◆ WRITTEN REQUEST: The listing below must be repeated word for word, with its images excluded.

-*-

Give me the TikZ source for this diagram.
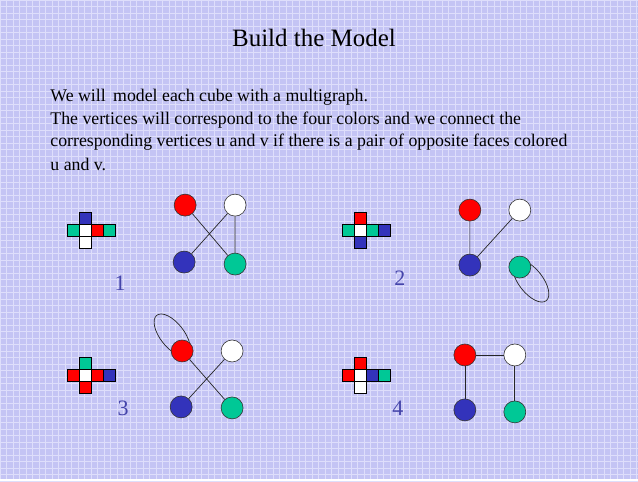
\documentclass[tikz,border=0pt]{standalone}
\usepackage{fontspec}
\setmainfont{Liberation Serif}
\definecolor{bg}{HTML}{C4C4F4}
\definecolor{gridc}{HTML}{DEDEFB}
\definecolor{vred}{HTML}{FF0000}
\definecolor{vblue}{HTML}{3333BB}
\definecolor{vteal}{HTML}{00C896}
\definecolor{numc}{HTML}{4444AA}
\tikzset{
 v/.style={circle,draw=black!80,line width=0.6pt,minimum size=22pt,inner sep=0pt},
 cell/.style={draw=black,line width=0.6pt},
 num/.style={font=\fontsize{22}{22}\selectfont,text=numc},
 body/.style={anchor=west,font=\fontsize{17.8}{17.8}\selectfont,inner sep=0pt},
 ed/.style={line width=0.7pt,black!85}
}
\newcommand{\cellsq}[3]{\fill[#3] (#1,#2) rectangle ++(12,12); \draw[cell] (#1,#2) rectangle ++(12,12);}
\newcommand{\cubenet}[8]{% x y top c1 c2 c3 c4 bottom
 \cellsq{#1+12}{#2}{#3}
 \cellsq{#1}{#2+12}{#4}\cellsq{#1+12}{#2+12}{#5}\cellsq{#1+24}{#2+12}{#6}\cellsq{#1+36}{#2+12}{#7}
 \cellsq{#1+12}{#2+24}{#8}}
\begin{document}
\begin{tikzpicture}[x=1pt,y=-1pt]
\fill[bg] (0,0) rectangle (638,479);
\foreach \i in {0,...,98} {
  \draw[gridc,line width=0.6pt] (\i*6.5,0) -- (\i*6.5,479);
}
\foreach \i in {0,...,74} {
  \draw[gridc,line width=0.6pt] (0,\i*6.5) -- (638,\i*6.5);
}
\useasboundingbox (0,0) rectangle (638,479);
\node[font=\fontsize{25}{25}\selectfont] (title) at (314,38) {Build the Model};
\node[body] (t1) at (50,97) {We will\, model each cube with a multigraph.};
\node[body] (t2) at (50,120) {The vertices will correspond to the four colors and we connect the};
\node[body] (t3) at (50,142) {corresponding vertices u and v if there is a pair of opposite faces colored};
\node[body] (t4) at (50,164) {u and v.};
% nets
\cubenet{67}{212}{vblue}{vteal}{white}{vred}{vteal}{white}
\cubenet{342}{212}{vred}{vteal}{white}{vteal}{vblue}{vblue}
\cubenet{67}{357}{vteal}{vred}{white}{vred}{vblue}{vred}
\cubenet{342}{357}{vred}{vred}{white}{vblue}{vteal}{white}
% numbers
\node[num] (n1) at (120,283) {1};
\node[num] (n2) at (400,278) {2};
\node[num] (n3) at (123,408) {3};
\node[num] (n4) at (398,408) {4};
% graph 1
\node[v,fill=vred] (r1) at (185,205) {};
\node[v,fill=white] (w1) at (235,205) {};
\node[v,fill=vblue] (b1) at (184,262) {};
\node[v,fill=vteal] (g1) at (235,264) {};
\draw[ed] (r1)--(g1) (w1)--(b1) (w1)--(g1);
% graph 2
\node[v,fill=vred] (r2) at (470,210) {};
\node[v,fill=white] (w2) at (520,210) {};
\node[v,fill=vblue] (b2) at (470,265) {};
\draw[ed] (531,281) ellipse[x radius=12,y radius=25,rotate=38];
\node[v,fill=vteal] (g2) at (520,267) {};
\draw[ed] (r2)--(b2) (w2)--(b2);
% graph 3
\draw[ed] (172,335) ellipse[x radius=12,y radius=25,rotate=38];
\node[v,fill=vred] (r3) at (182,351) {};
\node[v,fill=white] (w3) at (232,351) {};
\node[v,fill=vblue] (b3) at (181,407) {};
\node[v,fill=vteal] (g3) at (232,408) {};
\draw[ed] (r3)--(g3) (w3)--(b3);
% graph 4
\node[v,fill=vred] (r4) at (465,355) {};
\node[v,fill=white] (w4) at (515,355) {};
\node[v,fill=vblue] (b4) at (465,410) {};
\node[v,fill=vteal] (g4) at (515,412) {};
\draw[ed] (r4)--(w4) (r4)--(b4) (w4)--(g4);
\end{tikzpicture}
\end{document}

-*-

◆ REPLY TO THE EXERCISE:
Give me the TikZ source for this diagram.
\documentclass[tikz,border=0pt]{standalone}
\usepackage{fontspec}
\setmainfont{Liberation Serif}
\definecolor{bg}{HTML}{C4C4F4}
\definecolor{gridc}{HTML}{DEDEFB}
\definecolor{vred}{HTML}{FF0000}
\definecolor{vblue}{HTML}{3333BB}
\definecolor{vteal}{HTML}{00C896}
\definecolor{numc}{HTML}{4444AA}
\tikzset{
 v/.style={circle,draw=black!80,line width=0.6pt,minimum size=22pt,inner sep=0pt},
 cell/.style={draw=black,line width=0.6pt},
 num/.style={font=\fontsize{22}{22}\selectfont,text=numc},
 body/.style={anchor=west,font=\fontsize{17.8}{17.8}\selectfont,inner sep=0pt},
 ed/.style={line width=0.7pt,black!85}
}
\newcommand{\cellsq}[3]{\fill[#3] (#1,#2) rectangle ++(12,12); \draw[cell] (#1,#2) rectangle ++(12,12);}
\newcommand{\cubenet}[8]{% x y top c1 c2 c3 c4 bottom
 \cellsq{#1+12}{#2}{#3}
 \cellsq{#1}{#2+12}{#4}\cellsq{#1+12}{#2+12}{#5}\cellsq{#1+24}{#2+12}{#6}\cellsq{#1+36}{#2+12}{#7}
 \cellsq{#1+12}{#2+24}{#8}}
\begin{document}
\begin{tikzpicture}[x=1pt,y=-1pt]
\fill[bg] (0,0) rectangle (638,479);
\foreach \i in {0,...,98} {
  \draw[gridc,line width=0.6pt] (\i*6.5,0) -- (\i*6.5,479);
}
\foreach \i in {0,...,74} {
  \draw[gridc,line width=0.6pt] (0,\i*6.5) -- (638,\i*6.5);
}
\useasboundingbox (0,0) rectangle (638,479);
\node[font=\fontsize{25}{25}\selectfont] (title) at (314,38) {Build the Model};
\node[body] (t1) at (50,97) {We will\, model each cube with a multigraph.};
\node[body] (t2) at (50,120) {The vertices will correspond to the four colors and we connect the};
\node[body] (t3) at (50,142) {corresponding vertices u and v if there is a pair of opposite faces colored};
\node[body] (t4) at (50,164) {u and v.};
% nets
\cubenet{67}{212}{vblue}{vteal}{white}{vred}{vteal}{white}
\cubenet{342}{212}{vred}{vteal}{white}{vteal}{vblue}{vblue}
\cubenet{67}{357}{vteal}{vred}{white}{vred}{vblue}{vred}
\cubenet{342}{357}{vred}{vred}{white}{vblue}{vteal}{white}
% numbers
\node[num] (n1) at (120,283) {1};
\node[num] (n2) at (400,278) {2};
\node[num] (n3) at (123,408) {3};
\node[num] (n4) at (398,408) {4};
% graph 1
\node[v,fill=vred] (r1) at (185,205) {};
\node[v,fill=white] (w1) at (235,205) {};
\node[v,fill=vblue] (b1) at (184,262) {};
\node[v,fill=vteal] (g1) at (235,264) {};
\draw[ed] (r1)--(g1) (w1)--(b1) (w1)--(g1);
% graph 2
\node[v,fill=vred] (r2) at (470,210) {};
\node[v,fill=white] (w2) at (520,210) {};
\node[v,fill=vblue] (b2) at (470,265) {};
\draw[ed] (531,281) ellipse[x radius=12,y radius=25,rotate=38];
\node[v,fill=vteal] (g2) at (520,267) {};
\draw[ed] (r2)--(b2) (w2)--(b2);
% graph 3
\draw[ed] (172,335) ellipse[x radius=12,y radius=25,rotate=38];
\node[v,fill=vred] (r3) at (182,351) {};
\node[v,fill=white] (w3) at (232,351) {};
\node[v,fill=vblue] (b3) at (181,407) {};
\node[v,fill=vteal] (g3) at (232,408) {};
\draw[ed] (r3)--(g3) (w3)--(b3);
% graph 4
\node[v,fill=vred] (r4) at (465,355) {};
\node[v,fill=white] (w4) at (515,355) {};
\node[v,fill=vblue] (b4) at (465,410) {};
\node[v,fill=vteal] (g4) at (515,412) {};
\draw[ed] (r4)--(w4) (r4)--(b4) (w4)--(g4);
\end{tikzpicture}
\end{document}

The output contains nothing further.